Last summer, I praised Florida and Texas for managing pandemic response in a flexible way, saying:
It is foolishness to look at a single metric and say “If we don’t stick to this metric, we are all doomed”. This has been my frustration with some of the complaints against Florida’s re-opening plan: Governor DeSantis has shown flexibility in opening as the facts change, often rapidly, on the ground.
This vision of flexibility and tenacity in getting things open and giving people freedom was frequently derided as “anti-science” because these governors were not allowing their public health officials to take over the job of governing the state. In the early stages of this crisis, public health officials become the avatars of “science” and certain people patted themselves on the back for locking their states into a metric-based re-opening system.

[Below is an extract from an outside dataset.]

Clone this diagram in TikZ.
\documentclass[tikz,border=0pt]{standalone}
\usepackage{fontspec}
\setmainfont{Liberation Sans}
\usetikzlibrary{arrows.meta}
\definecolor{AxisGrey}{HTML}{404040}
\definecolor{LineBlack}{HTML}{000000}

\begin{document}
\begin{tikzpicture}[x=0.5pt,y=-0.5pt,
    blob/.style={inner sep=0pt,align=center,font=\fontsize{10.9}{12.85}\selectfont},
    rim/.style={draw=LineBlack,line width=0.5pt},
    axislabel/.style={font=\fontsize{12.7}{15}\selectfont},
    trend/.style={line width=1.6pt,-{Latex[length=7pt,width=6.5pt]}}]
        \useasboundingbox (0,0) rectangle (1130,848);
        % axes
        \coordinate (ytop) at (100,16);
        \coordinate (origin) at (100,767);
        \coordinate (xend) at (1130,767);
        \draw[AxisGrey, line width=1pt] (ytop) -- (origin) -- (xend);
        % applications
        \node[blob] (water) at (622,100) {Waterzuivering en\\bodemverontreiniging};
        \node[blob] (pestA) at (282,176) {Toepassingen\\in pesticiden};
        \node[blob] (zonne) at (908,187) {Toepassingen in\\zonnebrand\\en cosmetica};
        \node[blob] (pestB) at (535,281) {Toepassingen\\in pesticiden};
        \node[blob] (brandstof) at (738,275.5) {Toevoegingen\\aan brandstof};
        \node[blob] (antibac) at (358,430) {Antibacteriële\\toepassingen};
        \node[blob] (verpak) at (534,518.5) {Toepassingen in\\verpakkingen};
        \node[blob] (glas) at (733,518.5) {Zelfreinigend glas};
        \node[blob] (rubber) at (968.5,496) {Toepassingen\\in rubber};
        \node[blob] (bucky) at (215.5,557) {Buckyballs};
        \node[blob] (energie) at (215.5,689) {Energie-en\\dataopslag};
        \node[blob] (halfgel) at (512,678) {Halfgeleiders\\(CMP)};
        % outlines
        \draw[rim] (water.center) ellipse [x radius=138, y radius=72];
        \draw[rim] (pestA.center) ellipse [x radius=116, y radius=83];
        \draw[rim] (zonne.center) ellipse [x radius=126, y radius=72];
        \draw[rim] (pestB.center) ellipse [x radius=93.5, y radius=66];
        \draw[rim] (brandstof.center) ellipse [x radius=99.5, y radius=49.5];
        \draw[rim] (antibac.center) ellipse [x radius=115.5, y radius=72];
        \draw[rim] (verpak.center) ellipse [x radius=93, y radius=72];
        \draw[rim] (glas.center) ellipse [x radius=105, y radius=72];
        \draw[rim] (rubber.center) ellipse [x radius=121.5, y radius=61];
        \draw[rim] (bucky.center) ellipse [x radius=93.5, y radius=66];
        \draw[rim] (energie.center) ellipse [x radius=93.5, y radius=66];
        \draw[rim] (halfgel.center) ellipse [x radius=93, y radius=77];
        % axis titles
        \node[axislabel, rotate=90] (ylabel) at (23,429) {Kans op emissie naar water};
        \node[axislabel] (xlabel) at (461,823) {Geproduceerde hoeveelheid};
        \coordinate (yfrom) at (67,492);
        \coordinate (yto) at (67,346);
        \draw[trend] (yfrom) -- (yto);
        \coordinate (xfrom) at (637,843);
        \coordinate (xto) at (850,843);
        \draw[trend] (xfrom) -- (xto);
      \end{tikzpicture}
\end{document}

The problem is that these systems didn’t do much to keep people safe. What they did was protect governors from making hard decisions.

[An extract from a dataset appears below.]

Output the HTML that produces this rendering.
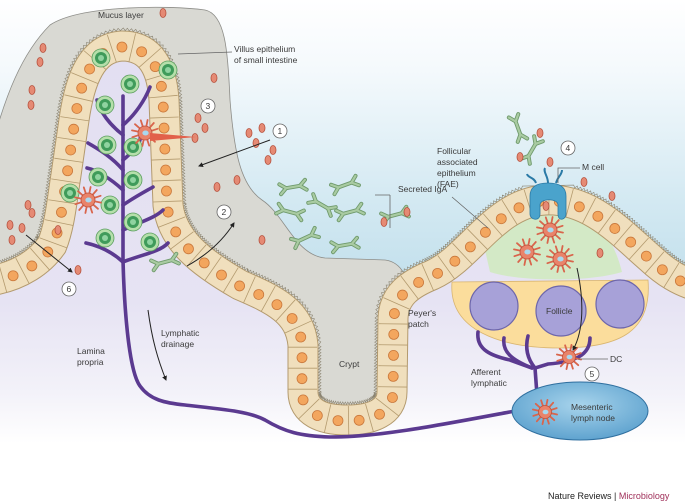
<!DOCTYPE html>
<html><head><meta charset="utf-8"><style>
html,body{margin:0;padding:0;background:#fff;width:685px;height:504px;overflow:hidden}
svg{display:block}
text{font-family:"Liberation Sans",sans-serif;font-size:8.5px;fill:#3a3a3a}
</style></head><body>
<svg id="s" width="685" height="504" viewBox="0 0 685 504" xmlns="http://www.w3.org/2000/svg">
<defs>
<linearGradient id="blue" x1="0" y1="0" x2="0" y2="1">
<stop offset="0" stop-color="#ffffff"/><stop offset="0.14" stop-color="#f4f9fc"/><stop offset="0.4" stop-color="#d3e9f2"/><stop offset="0.62" stop-color="#bcdcea"/><stop offset="1" stop-color="#bcdcea"/></linearGradient>
<linearGradient id="lam" x1="0" y1="0" x2="0" y2="504" gradientUnits="userSpaceOnUse">
<stop offset="0" stop-color="#e2def1"/><stop offset="0.6" stop-color="#e6e3f3"/><stop offset="0.78" stop-color="#f3f2f9"/><stop offset="0.88" stop-color="#ffffff"/></linearGradient>
<radialGradient id="node" cx="0.5" cy="0.4" r="0.6"><stop offset="0" stop-color="#a8d4ec"/><stop offset="1" stop-color="#5fa3cf"/></radialGradient>
<marker id="ah" viewBox="0 0 10 10" refX="8" refY="5" markerWidth="5" markerHeight="5" orient="auto"><path d="M0,0 L10,5 L0,10 z" fill="#222"/></marker>
<g id="iga" fill="none" stroke-linecap="round">
<g stroke="#6f9a6c" stroke-width="4"><path d="M-7,0 H7 M7,0 L13,-5 M7,0 L13,5 M-7,0 L-13,-5 M-7,0 L-13,5"/></g>
<g stroke="#a9cba2" stroke-width="2.2"><path d="M-7,0 H7 M7,0 L13,-5 M7,0 L13,5 M-7,0 L-13,-5 M-7,0 L-13,5"/></g>
</g>
</defs>
<rect width="685" height="504" fill="url(#blue)"/>
<!-- grey mucus -->
<path d="M-5,135 C5,100 20,55 50,25 C80,5 170,5 205,10 C225,14 228,50 230,100 C234,150 240,185 262,200 C285,215 295,255 325,258 L385,260 C402,262 410,280 410,300 L410,460 L-5,460 Z" fill="#d9d9d3" stroke="#8d8d88" stroke-width="0.8"/>
<!-- lamina -->
<path id="lamp" fill="url(#lam)" d=""/>
<!-- Peyer's patch -->
<path d="M452,282 C448,330 500,348 560,348 C622,348 652,330 648,280 Z" fill="#fbdd9c" stroke="#d9b570" stroke-width="0.8"/>
<path d="M485,250 C500,215 540,205 560,208 C590,210 612,232 622,272 C590,282 520,282 490,272 Z" fill="#d3e9c6"/>
<circle cx="494" cy="306" r="24" fill="#a7a1d8" stroke="#6d66ab" stroke-width="1.2"/>
<circle cx="561" cy="311" r="25" fill="#a7a1d8" stroke="#6d66ab" stroke-width="1.2"/>
<circle cx="620" cy="304" r="24" fill="#a7a1d8" stroke="#6d66ab" stroke-width="1.2"/>
<text x="546" y="314">Follicle</text>
<g id="epi"></g>
<!-- M cell -->
<path d="M530,196 C530,186 538,183 548,183 C558,183 566,186 566,196 L566,214 C566,220 558,222 558,214 L558,205 C558,198 540,198 540,205 L540,214 C540,222 530,220 530,214 Z" fill="#4aa3cc" stroke="#2a7aa6" stroke-width="0.8"/>
<path d="M536,183 C534,177 528,178 527,174 M548,183 C548,176 543,172 545,168 M556,183 C558,176 562,175 562,170" stroke="#2a7aa6" stroke-width="2" fill="none"/>
<!-- lymphatics -->
<g fill="none" stroke="#5b3a90" stroke-width="3.6" stroke-linecap="round">
<path d="M123,96 L123,260 C124,300 128,370 140,386 C150,400 165,403 185,405 C230,410 250,412 265,420 C285,432 300,436 330,437 C380,437 440,425 515,411"/>
<path d="M123,135 C110,125 100,112 97,100"/>
<path d="M123,125 C135,115 145,100 150,87"/>
<path d="M123,170 C110,155 96,148 88,143"/>
<path d="M123,190 C110,178 96,170 87,168"/>
<path d="M123,205 C138,195 148,190 153,187"/>
<path d="M123,230 C140,222 155,218 163,210"/>
<path d="M123,262 C110,250 95,245 86,243"/>
<path d="M123,262 C140,255 160,252 168,243"/>
<path d="M123,160 C135,150 142,142 140,135"/>
<path d="M478,332 C476,350 492,356 510,360 L532,368"/>
<path d="M504,338 C502,352 512,360 532,368"/>
<path d="M528,336 C524,352 530,362 535,368"/>
<path d="M590,338 C590,355 575,362 548,364 L535,368 L537,395"/>
</g>
<!-- lymph node -->
<ellipse cx="580" cy="411" rx="68" ry="29" fill="url(#node)" stroke="#2f6f9f" stroke-width="1"/>
<g id="dyn"></g>
<!-- arrows -->
<g fill="none" stroke="#222" stroke-width="1" marker-end="url(#ah)">
<path d="M270,140 L199,166"/>
<path d="M187,266 C205,256 222,242 234,223"/>
<path d="M148,310 C152,340 158,360 166,380"/>
<path d="M26,235 L72,272"/>
<path d="M577,268 C584,300 584,330 573,350"/>
</g>
<path d="M150,133 L196,137 L150,141 Z" fill="#e2604a"/>
<!-- number circles -->
<g fill="#fff" stroke="#666" stroke-width="0.8">
<circle cx="280" cy="131" r="7"/><circle cx="224" cy="212" r="7"/><circle cx="208" cy="106" r="7"/>
<circle cx="568" cy="148" r="7"/><circle cx="592" cy="374" r="7"/><circle cx="69" cy="289" r="7"/></g>
<g font-size="8"><text x="277.5" y="134">1</text><text x="221.5" y="215">2</text><text x="205.5" y="109">3</text><text x="565.5" y="151">4</text><text x="589.5" y="377">5</text><text x="66.5" y="292">6</text></g>
<!-- leader lines -->
<g stroke="#666" stroke-width="0.8" fill="none">
<path d="M178,54 L232,52"/>
<path d="M390,195 L390,228 M390,195 L375,195"/>
<path d="M452,197 L488,228"/>
<path d="M558,183 L558,168 L580,168"/>
<path d="M578,359 L608,359"/>
</g>
<!-- labels -->
<text x="98" y="18">Mucus layer</text>
<text x="234" y="52">Villus epithelium</text><text x="234" y="63">of small intestine</text>
<text x="398" y="192">Secreted IgA</text>
<text x="437" y="154">Follicular</text><text x="437" y="165">associated</text><text x="437" y="176">epithelium</text><text x="437" y="187">(FAE)</text>
<text x="582" y="170">M cell</text>
<text x="408" y="316">Peyer's</text><text x="408" y="327">patch</text>
<text x="339" y="367">Crypt</text>
<text x="77" y="354">Lamina</text><text x="77" y="365">propria</text>
<text x="161" y="336">Lymphatic</text><text x="161" y="347">drainage</text>
<text x="471" y="375">Afferent</text><text x="471" y="386">lymphatic</text>
<text x="610" y="362">DC</text>
<text x="571" y="410">Mesenteric</text><text x="571" y="421">lymph node</text>
<text x="548" y="499" style="font-size:9px;fill:#222">Nature Reviews | <tspan fill="#a0305a">Microbiology</tspan></text>
<path id="P" fill="none" stroke="none" d="M-5,280 C20,275 40,262 52,245 C60,225 62,200 66,175 L74,120 C80,78 92,48 122,46 C152,46 162,70 164,100 L168,205 C172,240 200,262 240,285 C275,300 300,312 303,345 L303,392 C303,412 322,420 347,420 C372,420 392,412 392,392 L393,318 C394,295 410,284 432,275 C470,258 495,203 545,200 C590,198 620,232 650,258 C665,272 680,282 700,287"/>
</svg>
<script>
(function(){
var NS="http://www.w3.org/2000/svg";
function el(t,a,p){var e=document.createElementNS(NS,t);for(var k in a)e.setAttribute(k,a[k]);(p||dyn).appendChild(e);return e;}
var dyn=document.getElementById("dyn"),epi=document.getElementById("epi");
var P=document.getElementById("P"),d=P.getAttribute("d");
document.getElementById("lamp").setAttribute("d",d+" L700,504 L-5,504 Z");
el("path",{d:d,fill:"none",stroke:"#b39a6e","stroke-width":31},epi);
el("path",{d:d,fill:"none",stroke:"#f0dfbd","stroke-width":29},epi);
var L=P.getTotalLength();
function pt(s){var a=P.getPointAtLength(Math.max(0,Math.min(L,s))),b=P.getPointAtLength(Math.min(L,s+0.5));var dx=b.x-a.x,dy=b.y-a.y,m=Math.hypot(dx,dy)||1;return{x:a.x,y:a.y,nx:dy/m,ny:-dx/m};}
// microvilli
var mv="";for(var s=0;s<L;s+=1.5){var p=pt(s);var o=15.5+((Math.round(s/1.5)%2)?2.5:0);if(p.x>528&&p.x<568&&p.y<215)continue;mv+=(mv?"L":"M")+(p.x+p.nx*o).toFixed(1)+","+(p.y+p.ny*o).toFixed(1);}
el("path",{d:mv,fill:"none",stroke:"#8a8370","stroke-width":0.6},epi);
// cells
for(var s=8;s<L;s+=21){var p=pt(s);
el("line",{x1:p.x-p.nx*15,y1:p.y-p.ny*15,x2:p.x+p.nx*14,y2:p.y+p.ny*14,stroke:"#b39a6e","stroke-width":0.8},epi);
var q=pt(s+10.5);el("circle",{cx:q.x-q.nx*1,cy:q.y-q.ny*1,r:5,fill:"#f3a65e",stroke:"#c9783c","stroke-width":0.8},epi);}
// green cells
[[105,105],[107,145],[133,147],[98,177],[133,180],[110,205],[133,222],[105,238],[150,242],[130,84],[101,58],[168,70],[70,193]].forEach(function(c){
el("circle",{cx:c[0],cy:c[1],r:9,fill:"#b5dfaa",stroke:"#5a9e5e","stroke-width":0.8});
el("circle",{cx:c[0],cy:c[1],r:6,fill:"#3f9b5a"});el("circle",{cx:c[0],cy:c[1],r:3,fill:"#8fd3a0"});});
// DCs
function dc(x,y,r){var g="";for(var i=0;i<12;i++){var a=i*Math.PI/6+0.2;g+="M"+(x+Math.cos(a)*r*0.8).toFixed(1)+","+(y+Math.sin(a)*r*0.8).toFixed(1)+"L"+(x+Math.cos(a)*r*1.9).toFixed(1)+","+(y+Math.sin(a)*r*1.9).toFixed(1);}
el("path",{d:g,stroke:"#d9654c","stroke-width":1.8,"stroke-linecap":"round",fill:"none"});
el("circle",{cx:x,cy:y,r:r,fill:"#e9836a",stroke:"#c0503a","stroke-width":0.8});
el("ellipse",{cx:x+0.5,cy:y,rx:r*0.45,ry:r*0.35,fill:"#a9d8ef"});}
dc(145,133,7);dc(88,200,7);dc(527,252,7);dc(550,230,7);dc(560,259,7);dc(569,357,6.5);dc(545,412,6.5);
// IgA
[[293,187,-10],[345,185,-20],[290,212,15],[350,212,-15],[305,238,-25],[345,245,-10],[395,215,-15],[165,262,-15],[518,128,70],[532,150,-60],[322,205,30]].forEach(function(a){
el("use",{href:"#iga",transform:"translate("+a[0]+","+a[1]+") rotate("+a[2]+")"});});
// bacteria
[[163,13],[43,48],[40,62],[32,90],[31,105],[214,78],[198,118],[205,128],[195,138],[249,133],[262,128],[256,143],[273,150],[268,160],[217,187],[237,180],[262,240],[32,213],[10,225],[22,228],[12,240],[78,270],[540,133],[550,162],[584,182],[546,206],[612,196],[600,253],[384,222],[407,212],[520,157],[58,230],[28,205]].forEach(function(b){
el("ellipse",{cx:b[0],cy:b[1],rx:3,ry:4.5,fill:"#e58a74",stroke:"#b6503c","stroke-width":0.8});});
})();
</script>
</body></html>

These governors have seen the failures of a system they were certain would bring success and have instead adopted the pattern of pandemic leadership that Gov DeSantis pioneered a year ago: listen to your experts, balance the risk against the needs of the citizenry, and give people the predictability and stability they need to work through this crisis.

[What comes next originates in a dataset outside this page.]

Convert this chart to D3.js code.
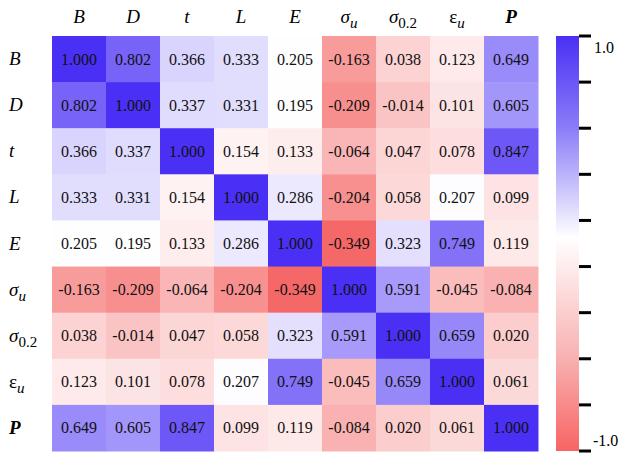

The Benefits Of A Half-Vaxed State
I have to confess that I was somewhat surprised by the extent of the Michigan surge this last month. When the numbers started really climbing in mid-March, Michigan was chugging right ahead on vaccines, having vaccinated over 60% of their seniors and 25% of their overall adult population. That was clearly not enough to keep the surge from surpassing even the worst of the surges in the summer of 2020.
Here I’ve set the Michigan and Arizona surges alongside each other. We can see they are likely going to be a similar duration, though Michigan’s case peak was higher.
However, something really interesting happens when we plot COVID deaths the same way. Keep in mind that 60% of Michigan’s seniors were vaccinated when this surge started.
All the usual caveats apply, deaths are lagging cases, Michigan will still have deaths to count before this wave is truly over, etc. But it is also quite exciting to me that, despite the Michigan surge coming in with 50%-60% more cases than Arizona, they have nevertheless has seen about 30%-40% fewer deaths.
This is still tentative. We’re still proceeding with caution. Ultimately, we don’t want *any* of these surges and it would be really encouraging if, when cases do rise, we would see no corresponding surge in deaths. But it is seems at this early moment that having 60% of your vulnerable population vaccinated saves a lot of lives.
I’m choosing to see this as a hopeful step. Michigan’s adult vaccination rate is now 50% and their senior vaccination rate is 80%. There is reason enough to cross our fingers and hope this is the last of the substantial COVID surges in the United States.
Looney Tunes: Bully For Bugs
I love how this cartoon came to be. There was a producer named Eddie Selzer whom Chuck Jones despised and who was apparently a genius with the ability to identify things that *weren’t* funny that the animation talent then took as a challenge to make funny. From Jones’ brilliant autobiography Chuck Amuck
(Eddie) once appeared in the doorway of our story room while Mike Maltese and were grappling with a new story idea. Suddenly a furious dwarf stood in the doorway: “I don’t want any gags about bullfights, bullfights aren’t funny!” …
Having issues his angry edict, Eddie stormed back to his office. Mike and I eyed one another in silent wonderment. “We’ve been missing something” Mike said. “I never knew there was anything funny about bullfighting until now. But Eddie’s judgement is impeccable. He’s never been right yet.”
Result: Bully for Bugs.
And the resulting cartoon is quite the classic. It’s an excellent gag-fest of Bugs and the Bull and it benefits from the fact that Bugs loses as much as he wins right up until the last gag, which is a delightful Rube Goldberg contraption perfectly timed and paced. I remember being enthralled with the scene of absurd complexity powered by the most perfectly matched orchestral score.